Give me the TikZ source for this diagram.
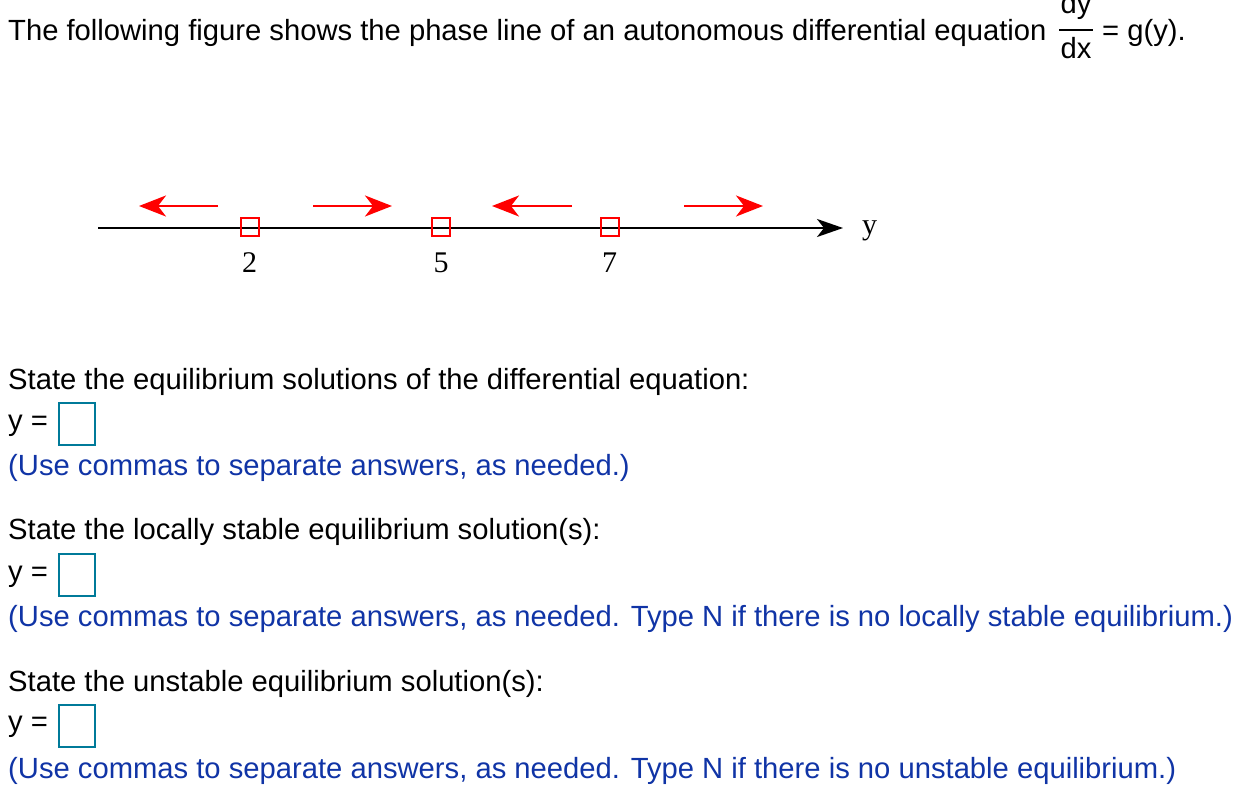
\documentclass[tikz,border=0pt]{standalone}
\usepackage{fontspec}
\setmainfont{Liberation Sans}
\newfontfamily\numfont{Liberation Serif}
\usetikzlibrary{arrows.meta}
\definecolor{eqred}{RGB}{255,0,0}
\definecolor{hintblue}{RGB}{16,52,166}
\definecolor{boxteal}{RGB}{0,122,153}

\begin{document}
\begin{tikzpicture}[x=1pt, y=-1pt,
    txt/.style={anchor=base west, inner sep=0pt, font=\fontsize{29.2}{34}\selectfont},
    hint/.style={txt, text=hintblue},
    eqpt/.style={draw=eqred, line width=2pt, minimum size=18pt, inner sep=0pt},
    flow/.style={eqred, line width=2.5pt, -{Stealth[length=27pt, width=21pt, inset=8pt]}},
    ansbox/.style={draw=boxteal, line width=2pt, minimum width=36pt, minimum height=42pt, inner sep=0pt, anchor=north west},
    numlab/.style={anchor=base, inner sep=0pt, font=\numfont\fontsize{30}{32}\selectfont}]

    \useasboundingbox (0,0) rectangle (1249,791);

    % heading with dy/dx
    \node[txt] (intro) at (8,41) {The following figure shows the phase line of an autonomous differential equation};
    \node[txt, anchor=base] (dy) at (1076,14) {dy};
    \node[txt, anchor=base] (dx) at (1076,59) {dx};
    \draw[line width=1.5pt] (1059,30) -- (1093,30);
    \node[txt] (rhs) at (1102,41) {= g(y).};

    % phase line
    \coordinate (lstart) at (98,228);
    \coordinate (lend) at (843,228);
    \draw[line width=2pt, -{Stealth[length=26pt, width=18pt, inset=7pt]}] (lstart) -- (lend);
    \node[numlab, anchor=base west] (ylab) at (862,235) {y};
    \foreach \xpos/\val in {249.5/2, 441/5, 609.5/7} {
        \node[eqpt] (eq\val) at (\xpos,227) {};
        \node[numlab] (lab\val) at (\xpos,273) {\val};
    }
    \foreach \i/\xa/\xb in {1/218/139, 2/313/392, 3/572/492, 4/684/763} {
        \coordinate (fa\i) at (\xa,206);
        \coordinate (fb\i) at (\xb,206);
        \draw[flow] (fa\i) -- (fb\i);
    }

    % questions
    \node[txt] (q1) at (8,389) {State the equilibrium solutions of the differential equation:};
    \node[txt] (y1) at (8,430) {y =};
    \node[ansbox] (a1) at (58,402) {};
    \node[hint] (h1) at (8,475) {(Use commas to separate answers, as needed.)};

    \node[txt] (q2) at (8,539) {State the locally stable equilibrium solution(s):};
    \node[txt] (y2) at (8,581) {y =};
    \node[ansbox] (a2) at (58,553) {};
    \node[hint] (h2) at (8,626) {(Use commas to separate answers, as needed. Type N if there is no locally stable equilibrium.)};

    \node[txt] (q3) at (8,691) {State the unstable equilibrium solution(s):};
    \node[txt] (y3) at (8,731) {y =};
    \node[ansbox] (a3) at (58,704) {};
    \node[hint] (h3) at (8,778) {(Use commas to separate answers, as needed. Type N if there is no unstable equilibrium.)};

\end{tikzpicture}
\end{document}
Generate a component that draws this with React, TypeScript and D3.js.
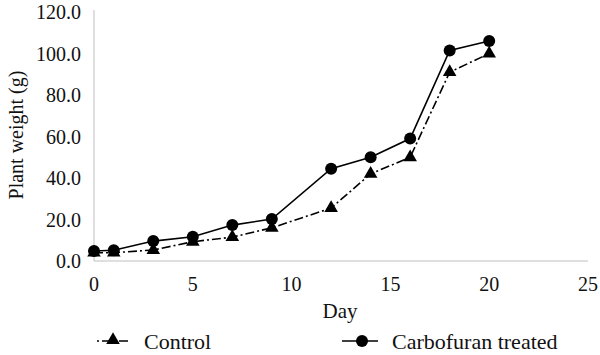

________________

* **What this task involves**
Would you mind returning each entry above word for word, skipping the images?

* **Solution**
Give me the TikZ source for this diagram.
\documentclass[tikz,border=0pt]{standalone}
\usepackage{fontspec}
\setmainfont{Liberation Sans}
\newfontfamily\numfont{Liberation Serif}
\usetikzlibrary{arrows.meta}
\definecolor{eqred}{RGB}{255,0,0}
\definecolor{hintblue}{RGB}{16,52,166}
\definecolor{boxteal}{RGB}{0,122,153}

\begin{document}
\begin{tikzpicture}[x=1pt, y=-1pt,
    txt/.style={anchor=base west, inner sep=0pt, font=\fontsize{29.2}{34}\selectfont},
    hint/.style={txt, text=hintblue},
    eqpt/.style={draw=eqred, line width=2pt, minimum size=18pt, inner sep=0pt},
    flow/.style={eqred, line width=2.5pt, -{Stealth[length=27pt, width=21pt, inset=8pt]}},
    ansbox/.style={draw=boxteal, line width=2pt, minimum width=36pt, minimum height=42pt, inner sep=0pt, anchor=north west},
    numlab/.style={anchor=base, inner sep=0pt, font=\numfont\fontsize{30}{32}\selectfont}]

    \useasboundingbox (0,0) rectangle (1249,791);

    % heading with dy/dx
    \node[txt] (intro) at (8,41) {The following figure shows the phase line of an autonomous differential equation};
    \node[txt, anchor=base] (dy) at (1076,14) {dy};
    \node[txt, anchor=base] (dx) at (1076,59) {dx};
    \draw[line width=1.5pt] (1059,30) -- (1093,30);
    \node[txt] (rhs) at (1102,41) {= g(y).};

    % phase line
    \coordinate (lstart) at (98,228);
    \coordinate (lend) at (843,228);
    \draw[line width=2pt, -{Stealth[length=26pt, width=18pt, inset=7pt]}] (lstart) -- (lend);
    \node[numlab, anchor=base west] (ylab) at (862,235) {y};
    \foreach \xpos/\val in {249.5/2, 441/5, 609.5/7} {
        \node[eqpt] (eq\val) at (\xpos,227) {};
        \node[numlab] (lab\val) at (\xpos,273) {\val};
    }
    \foreach \i/\xa/\xb in {1/218/139, 2/313/392, 3/572/492, 4/684/763} {
        \coordinate (fa\i) at (\xa,206);
        \coordinate (fb\i) at (\xb,206);
        \draw[flow] (fa\i) -- (fb\i);
    }

    % questions
    \node[txt] (q1) at (8,389) {State the equilibrium solutions of the differential equation:};
    \node[txt] (y1) at (8,430) {y =};
    \node[ansbox] (a1) at (58,402) {};
    \node[hint] (h1) at (8,475) {(Use commas to separate answers, as needed.)};

    \node[txt] (q2) at (8,539) {State the locally stable equilibrium solution(s):};
    \node[txt] (y2) at (8,581) {y =};
    \node[ansbox] (a2) at (58,553) {};
    \node[hint] (h2) at (8,626) {(Use commas to separate answers, as needed. Type N if there is no locally stable equilibrium.)};

    \node[txt] (q3) at (8,691) {State the unstable equilibrium solution(s):};
    \node[txt] (y3) at (8,731) {y =};
    \node[ansbox] (a3) at (58,704) {};
    \node[hint] (h3) at (8,778) {(Use commas to separate answers, as needed. Type N if there is no unstable equilibrium.)};

\end{tikzpicture}
\end{document}
Generate a component that draws this with React, TypeScript and D3.js.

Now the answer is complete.